Y con solo ver un par de programas y entender que el pastiche es su modo de ser, las técnicas del videoarte como superposición, las incrustaciones, son manera de crear esa multiplicidad cruzada con la teatralidad gestual y verbal de Klemm y compañía. El collage de voces que es la estructura que plantea Rodrigo Duarte en su libro es también la forma del banquete convertido en tenedor libre, una estética del desborde, un volumen mixturado difícil de digerir.

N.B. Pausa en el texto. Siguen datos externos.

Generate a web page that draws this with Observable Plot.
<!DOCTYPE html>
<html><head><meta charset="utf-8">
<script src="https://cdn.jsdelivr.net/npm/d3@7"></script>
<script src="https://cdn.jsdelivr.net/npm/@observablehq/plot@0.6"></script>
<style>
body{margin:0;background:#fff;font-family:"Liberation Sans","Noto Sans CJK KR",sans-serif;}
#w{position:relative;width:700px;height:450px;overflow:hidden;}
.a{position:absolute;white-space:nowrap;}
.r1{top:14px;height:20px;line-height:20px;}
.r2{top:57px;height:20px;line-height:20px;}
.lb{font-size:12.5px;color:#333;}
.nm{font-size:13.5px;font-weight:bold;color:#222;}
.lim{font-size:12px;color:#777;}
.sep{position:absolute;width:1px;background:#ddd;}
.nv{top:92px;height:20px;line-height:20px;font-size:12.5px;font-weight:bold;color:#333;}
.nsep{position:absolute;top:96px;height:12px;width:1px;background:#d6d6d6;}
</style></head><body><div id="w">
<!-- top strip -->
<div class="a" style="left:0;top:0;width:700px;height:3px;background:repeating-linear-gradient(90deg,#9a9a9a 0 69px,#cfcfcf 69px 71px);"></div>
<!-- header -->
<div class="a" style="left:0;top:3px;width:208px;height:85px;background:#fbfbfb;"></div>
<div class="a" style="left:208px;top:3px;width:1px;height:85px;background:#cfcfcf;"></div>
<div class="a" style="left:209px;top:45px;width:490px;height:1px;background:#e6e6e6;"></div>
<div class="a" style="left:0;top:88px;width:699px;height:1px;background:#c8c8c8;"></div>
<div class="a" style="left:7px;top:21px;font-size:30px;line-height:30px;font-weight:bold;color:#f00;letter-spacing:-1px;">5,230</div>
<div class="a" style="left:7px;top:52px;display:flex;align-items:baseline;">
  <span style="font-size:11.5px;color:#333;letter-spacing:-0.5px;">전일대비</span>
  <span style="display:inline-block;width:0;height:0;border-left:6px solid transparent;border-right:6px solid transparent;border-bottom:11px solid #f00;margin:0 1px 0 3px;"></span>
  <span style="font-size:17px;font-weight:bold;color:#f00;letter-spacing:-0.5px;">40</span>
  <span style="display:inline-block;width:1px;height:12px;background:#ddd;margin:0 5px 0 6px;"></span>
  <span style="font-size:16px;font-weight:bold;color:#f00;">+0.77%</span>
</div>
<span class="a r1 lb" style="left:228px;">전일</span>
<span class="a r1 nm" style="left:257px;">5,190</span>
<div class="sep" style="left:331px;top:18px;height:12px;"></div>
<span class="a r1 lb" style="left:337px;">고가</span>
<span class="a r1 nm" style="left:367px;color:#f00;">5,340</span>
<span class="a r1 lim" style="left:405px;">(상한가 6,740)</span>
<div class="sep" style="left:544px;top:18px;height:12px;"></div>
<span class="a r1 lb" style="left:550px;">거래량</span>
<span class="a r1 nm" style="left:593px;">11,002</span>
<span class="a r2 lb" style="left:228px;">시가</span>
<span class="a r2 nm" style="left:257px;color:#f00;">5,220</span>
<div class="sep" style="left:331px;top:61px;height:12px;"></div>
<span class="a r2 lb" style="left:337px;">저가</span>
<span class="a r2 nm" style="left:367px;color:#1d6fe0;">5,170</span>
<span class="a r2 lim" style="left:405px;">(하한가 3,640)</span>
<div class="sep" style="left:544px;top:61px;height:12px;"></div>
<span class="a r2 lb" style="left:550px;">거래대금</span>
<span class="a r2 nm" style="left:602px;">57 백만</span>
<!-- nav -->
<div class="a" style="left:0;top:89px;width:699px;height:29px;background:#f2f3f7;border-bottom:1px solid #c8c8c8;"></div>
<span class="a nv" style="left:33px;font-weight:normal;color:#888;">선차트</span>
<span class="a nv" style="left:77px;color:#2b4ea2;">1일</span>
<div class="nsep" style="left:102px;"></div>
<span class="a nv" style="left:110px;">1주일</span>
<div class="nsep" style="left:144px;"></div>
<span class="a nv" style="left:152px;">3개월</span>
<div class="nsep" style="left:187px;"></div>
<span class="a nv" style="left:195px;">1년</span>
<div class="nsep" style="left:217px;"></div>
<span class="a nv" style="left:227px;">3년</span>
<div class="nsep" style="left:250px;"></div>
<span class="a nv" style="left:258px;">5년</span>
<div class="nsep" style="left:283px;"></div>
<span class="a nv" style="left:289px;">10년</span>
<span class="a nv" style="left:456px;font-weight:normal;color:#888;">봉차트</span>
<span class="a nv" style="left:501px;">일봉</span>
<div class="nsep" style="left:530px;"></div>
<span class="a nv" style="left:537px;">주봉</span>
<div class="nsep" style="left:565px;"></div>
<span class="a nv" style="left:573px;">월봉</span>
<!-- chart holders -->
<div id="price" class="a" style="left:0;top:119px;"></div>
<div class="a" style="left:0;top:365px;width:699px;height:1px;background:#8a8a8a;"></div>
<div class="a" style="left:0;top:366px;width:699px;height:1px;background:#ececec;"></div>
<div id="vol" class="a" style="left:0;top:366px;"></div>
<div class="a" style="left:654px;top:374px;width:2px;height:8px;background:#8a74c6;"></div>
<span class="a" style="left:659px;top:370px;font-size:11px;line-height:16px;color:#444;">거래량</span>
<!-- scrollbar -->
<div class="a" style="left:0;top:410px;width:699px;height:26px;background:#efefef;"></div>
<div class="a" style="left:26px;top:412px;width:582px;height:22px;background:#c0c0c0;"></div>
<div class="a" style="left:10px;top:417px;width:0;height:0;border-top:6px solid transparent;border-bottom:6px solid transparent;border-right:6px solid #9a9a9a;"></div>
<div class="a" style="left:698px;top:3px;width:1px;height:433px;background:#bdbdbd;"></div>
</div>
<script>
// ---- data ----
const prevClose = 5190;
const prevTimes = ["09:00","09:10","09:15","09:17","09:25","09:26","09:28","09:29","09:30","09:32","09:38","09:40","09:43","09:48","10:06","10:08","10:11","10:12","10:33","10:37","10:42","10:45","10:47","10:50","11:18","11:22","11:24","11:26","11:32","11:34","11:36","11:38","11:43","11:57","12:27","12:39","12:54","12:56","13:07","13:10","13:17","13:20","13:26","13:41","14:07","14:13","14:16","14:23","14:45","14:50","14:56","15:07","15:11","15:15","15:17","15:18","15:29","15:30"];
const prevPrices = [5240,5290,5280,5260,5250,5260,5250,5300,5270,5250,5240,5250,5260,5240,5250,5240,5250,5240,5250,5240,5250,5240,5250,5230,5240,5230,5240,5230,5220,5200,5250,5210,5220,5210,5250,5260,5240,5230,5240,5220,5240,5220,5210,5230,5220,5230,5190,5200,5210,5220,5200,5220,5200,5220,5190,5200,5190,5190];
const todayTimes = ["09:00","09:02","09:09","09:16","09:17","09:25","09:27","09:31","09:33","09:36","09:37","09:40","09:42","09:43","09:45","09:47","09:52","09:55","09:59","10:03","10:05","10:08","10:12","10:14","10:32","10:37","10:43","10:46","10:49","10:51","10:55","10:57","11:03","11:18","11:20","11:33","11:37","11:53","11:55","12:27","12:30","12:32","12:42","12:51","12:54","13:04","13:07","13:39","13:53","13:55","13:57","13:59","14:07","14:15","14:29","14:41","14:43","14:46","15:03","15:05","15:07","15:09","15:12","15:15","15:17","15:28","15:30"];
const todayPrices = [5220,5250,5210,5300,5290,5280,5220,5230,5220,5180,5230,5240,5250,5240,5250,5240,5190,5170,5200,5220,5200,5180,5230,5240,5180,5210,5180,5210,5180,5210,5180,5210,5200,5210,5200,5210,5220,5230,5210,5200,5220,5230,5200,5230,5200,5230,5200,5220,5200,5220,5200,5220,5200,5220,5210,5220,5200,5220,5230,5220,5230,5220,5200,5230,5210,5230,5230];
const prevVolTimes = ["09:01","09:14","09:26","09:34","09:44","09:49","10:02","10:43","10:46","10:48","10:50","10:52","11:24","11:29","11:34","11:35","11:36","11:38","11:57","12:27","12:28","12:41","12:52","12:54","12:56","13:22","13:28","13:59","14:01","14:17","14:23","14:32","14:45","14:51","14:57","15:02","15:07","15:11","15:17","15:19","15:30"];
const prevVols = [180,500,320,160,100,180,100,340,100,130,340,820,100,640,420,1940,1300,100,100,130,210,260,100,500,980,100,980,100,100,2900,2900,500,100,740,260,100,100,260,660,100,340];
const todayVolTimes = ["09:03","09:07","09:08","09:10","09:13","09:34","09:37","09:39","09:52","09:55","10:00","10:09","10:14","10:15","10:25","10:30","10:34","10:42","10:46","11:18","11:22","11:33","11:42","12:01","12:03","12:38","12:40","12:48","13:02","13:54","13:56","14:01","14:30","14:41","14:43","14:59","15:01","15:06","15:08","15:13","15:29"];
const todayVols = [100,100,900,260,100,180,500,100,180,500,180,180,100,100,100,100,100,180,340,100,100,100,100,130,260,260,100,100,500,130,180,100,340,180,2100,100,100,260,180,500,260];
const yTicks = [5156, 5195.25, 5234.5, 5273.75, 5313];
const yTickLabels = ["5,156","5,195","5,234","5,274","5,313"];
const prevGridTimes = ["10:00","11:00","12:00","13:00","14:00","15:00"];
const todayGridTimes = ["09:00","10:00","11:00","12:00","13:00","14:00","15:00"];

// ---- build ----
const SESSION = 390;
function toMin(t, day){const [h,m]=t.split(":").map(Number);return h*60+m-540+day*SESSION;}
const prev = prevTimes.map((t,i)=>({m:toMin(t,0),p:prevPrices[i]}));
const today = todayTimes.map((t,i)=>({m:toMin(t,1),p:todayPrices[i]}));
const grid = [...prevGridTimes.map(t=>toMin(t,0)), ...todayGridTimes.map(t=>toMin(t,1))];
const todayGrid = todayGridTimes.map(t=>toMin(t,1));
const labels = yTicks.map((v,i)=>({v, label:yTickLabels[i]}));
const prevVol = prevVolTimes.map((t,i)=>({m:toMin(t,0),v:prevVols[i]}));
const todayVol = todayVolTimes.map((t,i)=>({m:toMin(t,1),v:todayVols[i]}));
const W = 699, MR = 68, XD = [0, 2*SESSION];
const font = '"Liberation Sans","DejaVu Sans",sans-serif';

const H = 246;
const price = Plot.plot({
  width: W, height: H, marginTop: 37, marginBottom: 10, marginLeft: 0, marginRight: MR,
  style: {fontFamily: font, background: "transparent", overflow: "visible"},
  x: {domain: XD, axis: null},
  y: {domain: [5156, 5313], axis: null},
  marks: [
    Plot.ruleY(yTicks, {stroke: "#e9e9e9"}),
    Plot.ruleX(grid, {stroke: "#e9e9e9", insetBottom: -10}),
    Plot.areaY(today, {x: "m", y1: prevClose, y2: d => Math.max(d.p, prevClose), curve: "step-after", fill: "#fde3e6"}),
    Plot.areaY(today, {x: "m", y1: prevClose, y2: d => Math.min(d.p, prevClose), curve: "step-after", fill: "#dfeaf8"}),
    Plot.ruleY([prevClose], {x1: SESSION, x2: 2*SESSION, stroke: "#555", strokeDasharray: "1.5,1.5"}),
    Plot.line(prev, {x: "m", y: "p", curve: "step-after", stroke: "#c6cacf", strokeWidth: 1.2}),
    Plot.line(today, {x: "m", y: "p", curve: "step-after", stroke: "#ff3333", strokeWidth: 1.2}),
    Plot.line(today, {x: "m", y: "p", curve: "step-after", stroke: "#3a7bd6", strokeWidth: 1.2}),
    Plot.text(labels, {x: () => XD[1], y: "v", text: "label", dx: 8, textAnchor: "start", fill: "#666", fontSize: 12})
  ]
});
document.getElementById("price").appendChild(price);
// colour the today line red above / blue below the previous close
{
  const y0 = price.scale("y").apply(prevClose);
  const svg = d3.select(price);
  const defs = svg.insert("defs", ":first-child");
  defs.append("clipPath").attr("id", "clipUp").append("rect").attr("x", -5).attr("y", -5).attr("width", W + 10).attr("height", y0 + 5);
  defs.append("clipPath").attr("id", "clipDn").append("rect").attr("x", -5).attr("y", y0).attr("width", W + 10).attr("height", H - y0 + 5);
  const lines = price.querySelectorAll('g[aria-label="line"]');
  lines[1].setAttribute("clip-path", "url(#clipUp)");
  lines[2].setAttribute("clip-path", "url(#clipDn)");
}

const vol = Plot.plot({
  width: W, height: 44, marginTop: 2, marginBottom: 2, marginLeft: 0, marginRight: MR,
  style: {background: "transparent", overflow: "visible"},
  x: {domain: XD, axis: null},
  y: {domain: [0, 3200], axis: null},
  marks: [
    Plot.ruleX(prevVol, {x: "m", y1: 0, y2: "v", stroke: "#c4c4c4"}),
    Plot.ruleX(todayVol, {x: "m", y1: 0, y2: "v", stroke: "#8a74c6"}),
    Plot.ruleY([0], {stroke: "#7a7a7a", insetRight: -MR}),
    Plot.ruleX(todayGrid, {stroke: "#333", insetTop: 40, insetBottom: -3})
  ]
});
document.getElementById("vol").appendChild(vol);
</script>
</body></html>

La poesía del hombre y la nada
Franco Torchia, con su testimonio en el libro, defiende cuando Klemm fue al programa Intrusos y dijo que su sexualidad era “nada”, como una postura proto-queer. Es verdad, y se puede leer, primeramente, como una desconfianza de las categorías, un posicionamiento donde esa mezcla que constituye nuestros deseos sea no solo imposible de nombrar sino de llenar, el deseo sexual como un vacío, una investigación de cero. Tal vez, para él la sexualidad “escapa a toda regla de conceptualización”, como escribió en una de las últimas obras de su vida. Porque el grupo Los Sultanes, que fue bautizado por los medios “cumbia gay”, se acercó a Federico Klemm, quien fuera una influencia para la teatralidad marica propia de la banda.

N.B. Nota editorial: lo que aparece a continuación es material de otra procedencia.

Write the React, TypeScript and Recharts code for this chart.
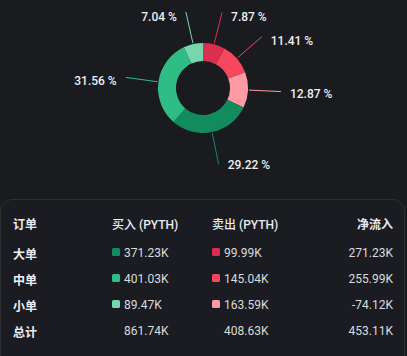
import React from 'react';
import { PieChart, Pie, Cell } from 'recharts';

// order rows: 大单 / 中单 / 小单
const rowNames = ['大单', '中单', '小单'];
const buyValues = [371.23, 401.03, 89.47];
const sellValues = [99.99, 145.04, 163.59];
const netValues = ['271.23K', '255.99K', '-74.12K'];
const totals = ['861.74K', '408.63K', '453.11K'];
const headers = ['订单', '买入 (PYTH)', '卖出 (PYTH)', '净流入'];

const buyColors = ['#128c5e', '#2ebd85', '#76d7ae'];
const sellColors = ['#dc2f4f', '#f5475e', '#ff9aa2'];

const BG = '#1a1b1f';
const FONT = "Roboto, 'Noto Sans CJK SC', sans-serif";

// pie goes clockwise from 12 o'clock: sells first, then buys
const pieData = [
  ...sellValues.map((v, i) => ({ name: 'sell' + i, value: v, color: sellColors[i] })),
  ...buyValues.map((v, i) => ({ name: 'buy' + i, value: v, color: buyColors[i] })),
];

const RADIAN = Math.PI / 180;

const renderLabel = (props: any) => {
  const { cx, cy, midAngle, outerRadius, percent, payload } = props;
  const cos = Math.cos(-midAngle * RADIAN);
  const sin = Math.sin(-midAngle * RADIAN);
  const sx = cx + (outerRadius + 1) * cos;
  const sy = cy + (outerRadius + 1) * sin;
  const ex = cx + (outerRadius + 33) * cos;
  const ey = cy + (outerRadius + 33) * sin;
  const right = cos >= 0;
  // labels are truncated, not rounded
  const pct = (Math.floor(percent * 10000) / 100).toFixed(2);
  return (
    <g>
      <line x1={sx} y1={sy} x2={ex} y2={ey} stroke={payload.color} strokeWidth={1} />
      <text
        x={ex + (right ? 9 : -9)}
        y={ey + 3 - 2 * sin}
        textAnchor={right ? 'start' : 'end'}
        dominantBaseline="central"
        fill="#eeeff1"
        fontSize={12}
        fontWeight={500}
        fontFamily={FONT}
      >
        {pct} %
      </text>
    </g>
  );
};

const Swatch = ({ color }: { color?: string }) => (
  <span
    style={{
      display: 'inline-block',
      width: 8,
      height: 8,
      borderRadius: 1.5,
      background: color || 'transparent',
      marginRight: 4,
      verticalAlign: 'middle',
      position: 'relative',
      top: -1,
    }}
  />
);

const cell: React.CSSProperties = { height: 26, display: 'flex', alignItems: 'center' };

export default function App() {
  return (
    <div
      style={{
        position: 'fixed',
        left: 0,
        top: 0,
        width: 407,
        height: 356,
        background: BG,
        overflow: 'hidden',
        fontFamily: FONT,
      }}
    >
      <PieChart width={407} height={190} margin={{ top: 0, right: 0, bottom: 0, left: 0 }}>
        <Pie
          data={pieData}
          dataKey="value"
          cx={203}
          cy={88}
          innerRadius={27}
          outerRadius={45}
          startAngle={90}
          endAngle={-270}
          stroke="none"
          label={renderLabel}
          labelLine={false}
          isAnimationActive={false}
        >
          {pieData.map((d) => (
            <Cell key={d.name} fill={d.color} />
          ))}
        </Pie>
      </PieChart>

      <div
        style={{
          position: 'absolute',
          left: 0,
          top: 199,
          width: 405,
          height: 180,
          border: '1px solid #2e3036',
          borderRadius: 12,
          background: '#1b1c21',
          boxSizing: 'border-box',
          padding: '6px 11px 0 12px',
          fontSize: 12,
          color: '#dadbdd',
        }}
      >
        <div style={{ display: 'grid', gridTemplateColumns: '99px 100px 1fr auto' }}>
          {headers.map((h, i) => (
            <div
              key={h}
              style={{
                ...cell,
                height: 34,
                justifyContent: i === 3 ? 'flex-end' : 'flex-start',
                color: '#eaecef',
                fontWeight: i === 0 || i === 3 ? 700 : 500,
              }}
            >
              {h}
            </div>
          ))}
          {rowNames.map((n, i) => (
            <React.Fragment key={n}>
              <div style={{ ...cell, fontWeight: 700, color: '#eef0f2' }}>{n}</div>
              <div style={cell}>
                <Swatch color={buyColors[i]} />
                {buyValues[i].toFixed(2)}K
              </div>
              <div style={cell}>
                <Swatch color={sellColors[i]} />
                {sellValues[i].toFixed(2)}K
              </div>
              <div style={{ ...cell, justifyContent: 'flex-end' }}>{netValues[i]}</div>
            </React.Fragment>
          ))}
          <div style={{ ...cell, fontWeight: 700, color: '#eef0f2' }}>总计</div>
          <div style={cell}>
            <Swatch />
            {totals[0]}
          </div>
          <div style={cell}>
            <Swatch />
            {totals[1]}
          </div>
          <div style={{ ...cell, justifyContent: 'flex-end' }}>{totals[2]}</div>
        </div>
      </div>
    </div>
  );
}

Según cuenta su cantante, Federico se puso a disposición diciendo que había pasado escuchando todo el verano “Estoy saliendo con un chabón", el gran hit de Los Sultanes, cuya letra recicla el lenguaje y los códigos de las locas. Para su nuevo disco, la banda le pidió si quería participar en una nueva canción llamada "Sueño", y Klemm escribió un breve poema que recita al final a modo de spoken word. El disco y la canción fracasaron, a más de veinte años de existencia hoy en youtube no llega ni a las 900 escuchas. El poema de Klemm, que grabó en 2001, dice: “El amor, exento de convencionalismos, escapa toda regla de conceptualización. El amor se vuelve sustento de nuestra aparente felicidad concentrando todos nuestros anhelos e ilusiones. El amor se vive, el arte se vive, es la razón de la vida y la poesía del hombre”.
Al año siguiente Klemm murió. De la ópera a la cumbia, pisó el último o el primer escalón, según desde que lado se mire la escalera.